Since the major axis is along the y-axis, the foci are also on the y-axis, at $(0, \sqrt{6})$ and $(0, -\sqrt{6})$.

Finally, I remembered that ellipses don't have **asymptotes**. Those are only for hyperbolas!

So, to sketch it, I just plotted the center $(0,0)$, the vertices $(0, \pm 2\sqrt{2})$, the co-vertices $(\pm \sqrt{2}, 0)$, and the foci $(0, \pm \sqrt{6})$. Then, I drew a nice smooth oval connecting the main points. It's like squishing a circle to make it longer in one direction!

Alternative answer

Answer:
This equation represents an **ellipse**.

* **Standard Form:** $\frac{x^2}{2} + \frac{y^2}{8} = 1$
* **Center:** $(0, 0)$
* **Vertices:** $(0, \pm 2\sqrt{2})$ (approximately $(0, \pm 2.83)$)
* **Foci:** $(0, \pm \sqrt{6})$ (approximately $(0, \pm 2.45)$)
* **Asymptotes:** None (ellipses don't have asymptotes)

**Sketch Description:**
The graph is an ellipse centered at the origin $(0,0)$. It is stretched vertically along the y-axis because the larger denominator (8) is under the $y^2$ term. The ellipse passes through the points $(\sqrt{2}, 0)$, $(-\sqrt{2}, 0)$, $(0, 2\sqrt{2})$, and $(0, -2\sqrt{2})$. The foci are located inside the ellipse along the major axis (y-axis) at $(0, \sqrt{6})$ and $(0, -\sqrt{6})$. Explain
This is a question about <identifying and graphing conic sections, specifically an ellipse>. The solving step is:

1. **Rewrite the equation in standard form:** Our equation is $16x^2 + 4y^2 = 32$. To make it look like the standard form of an ellipse or hyperbola, we want the right side of the equation to be 1. So, we divide both sides by 32:
$\frac{16x^2}{32} + \frac{4y^2}{32} = \frac{32}{32}$
This simplifies to:
$\frac{x^2}{2} + \frac{y^2}{8} = 1$

2. **Identify the type of conic section:** Since we have $x^2$ and $y^2$ terms added together, and they are divided by different positive numbers, this is the standard form of an **ellipse**. (If it were a minus sign between the terms, it would be a hyperbola.)

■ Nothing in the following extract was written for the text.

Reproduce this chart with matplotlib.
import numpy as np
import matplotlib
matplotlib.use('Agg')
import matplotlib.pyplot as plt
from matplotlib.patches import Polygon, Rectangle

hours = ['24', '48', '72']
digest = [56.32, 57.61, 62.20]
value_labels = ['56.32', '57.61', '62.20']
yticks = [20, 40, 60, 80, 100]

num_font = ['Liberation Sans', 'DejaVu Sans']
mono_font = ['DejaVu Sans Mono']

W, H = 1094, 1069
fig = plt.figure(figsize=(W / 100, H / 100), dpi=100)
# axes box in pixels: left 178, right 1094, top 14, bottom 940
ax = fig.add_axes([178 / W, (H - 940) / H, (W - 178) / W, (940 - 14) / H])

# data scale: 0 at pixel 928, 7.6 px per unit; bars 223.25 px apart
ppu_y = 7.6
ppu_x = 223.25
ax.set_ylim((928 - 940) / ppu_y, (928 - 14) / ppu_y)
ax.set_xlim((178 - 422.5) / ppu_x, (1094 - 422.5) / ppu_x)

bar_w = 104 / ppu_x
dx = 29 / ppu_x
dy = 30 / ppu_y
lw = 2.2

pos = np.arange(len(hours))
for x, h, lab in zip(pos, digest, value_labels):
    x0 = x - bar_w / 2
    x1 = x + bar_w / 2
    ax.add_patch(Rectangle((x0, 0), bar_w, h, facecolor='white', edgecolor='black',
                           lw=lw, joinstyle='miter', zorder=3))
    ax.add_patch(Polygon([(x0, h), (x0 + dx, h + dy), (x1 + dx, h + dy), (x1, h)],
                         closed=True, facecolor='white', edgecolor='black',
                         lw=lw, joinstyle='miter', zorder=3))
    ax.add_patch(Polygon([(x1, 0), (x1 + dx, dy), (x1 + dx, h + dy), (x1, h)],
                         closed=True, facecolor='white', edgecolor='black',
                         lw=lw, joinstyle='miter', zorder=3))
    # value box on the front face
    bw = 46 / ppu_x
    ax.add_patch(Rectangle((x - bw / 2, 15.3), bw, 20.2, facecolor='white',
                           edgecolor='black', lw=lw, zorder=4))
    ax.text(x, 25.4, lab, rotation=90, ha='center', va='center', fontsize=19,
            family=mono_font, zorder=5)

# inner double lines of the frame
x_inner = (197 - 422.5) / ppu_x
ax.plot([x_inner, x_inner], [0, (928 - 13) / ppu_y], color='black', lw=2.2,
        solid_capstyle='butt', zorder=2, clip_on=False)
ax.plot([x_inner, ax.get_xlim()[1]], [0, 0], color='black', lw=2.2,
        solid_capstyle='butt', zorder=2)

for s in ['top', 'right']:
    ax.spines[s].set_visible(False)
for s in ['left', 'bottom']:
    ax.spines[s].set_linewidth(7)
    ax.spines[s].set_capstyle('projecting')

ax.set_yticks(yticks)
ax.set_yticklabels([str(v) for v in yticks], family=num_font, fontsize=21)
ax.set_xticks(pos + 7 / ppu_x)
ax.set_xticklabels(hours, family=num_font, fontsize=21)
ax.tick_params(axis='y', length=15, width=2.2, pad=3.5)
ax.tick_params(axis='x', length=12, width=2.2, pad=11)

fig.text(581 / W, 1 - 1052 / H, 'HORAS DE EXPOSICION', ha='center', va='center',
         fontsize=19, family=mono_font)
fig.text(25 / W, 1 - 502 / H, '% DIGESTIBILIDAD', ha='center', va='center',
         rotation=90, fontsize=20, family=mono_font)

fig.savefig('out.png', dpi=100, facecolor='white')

3. **Find 'a' and 'b' and determine the major axis:** In an ellipse, the larger denominator is $a^2$ and the smaller one is $b^2$. Here, $8 > 2$, so $a^2 = 8$ and $b^2 = 2$.
This means $a = \sqrt{8} = 2\sqrt{2}$ and $b = \sqrt{2}$.
Since $a^2$ (which is 8) is under the $y^2$ term, the major axis (the longer axis of the ellipse) is vertical, along the y-axis.

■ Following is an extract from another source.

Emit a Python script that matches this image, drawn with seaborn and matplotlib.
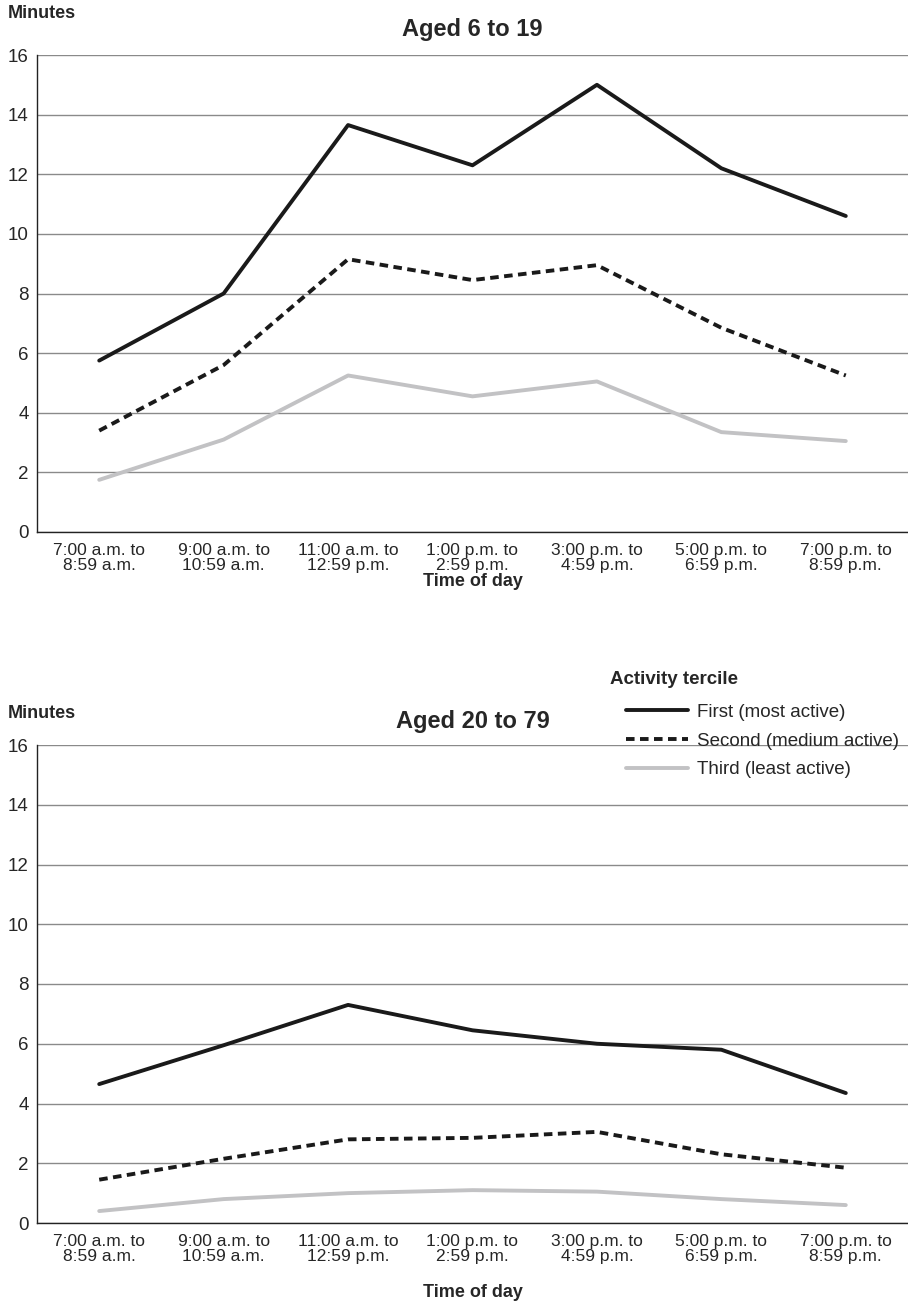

4. **Find the center:** There are no $(x-h)$ or $(y-k)$ terms, so the center of the ellipse is at the origin, $(0,0)$.

5. **Find the vertices:** The vertices are the endpoints of the major axis. Since the major axis is vertical, the vertices are at $(0, \pm a)$.
Vertices: $(0, \pm 2\sqrt{2})$. (Approximately $(0, \pm 2.83)$)

6. **Find the foci:** The foci are points inside the ellipse along the major axis. We find their distance from the center, $c$, using the formula $c^2 = a^2 - b^2$ for an ellipse.
$c^2 = 8 - 2 = 6$
$c = \sqrt{6}$
Since the major axis is vertical, the foci are at $(0, \pm c)$.
Foci: $(0, \pm \sqrt{6})$. (Approximately $(0, \pm 2.45)$)

7. **Check for asymptotes:** Ellipses do not have asymptotes, so there are none for this graph. Asymptotes only apply to hyperbolas.

8. **Sketch the graph:**
* Plot the center at $(0,0)$.
* Plot the vertices at $(0, 2\sqrt{2})$ and $(0, -2\sqrt{2})$.
* Plot the co-vertices (endpoints of the minor axis, which are at $(\pm b, 0)$) at $(\sqrt{2}, 0)$ and $(-\sqrt{2}, 0)$. (Approximately $(\pm 1.41, 0)$)
* Plot the foci at $(0, \sqrt{6})$ and $(0, -\sqrt{6})$.
* Draw a smooth oval shape connecting the vertices and co-vertices to form the ellipse, making sure it looks stretched vertically.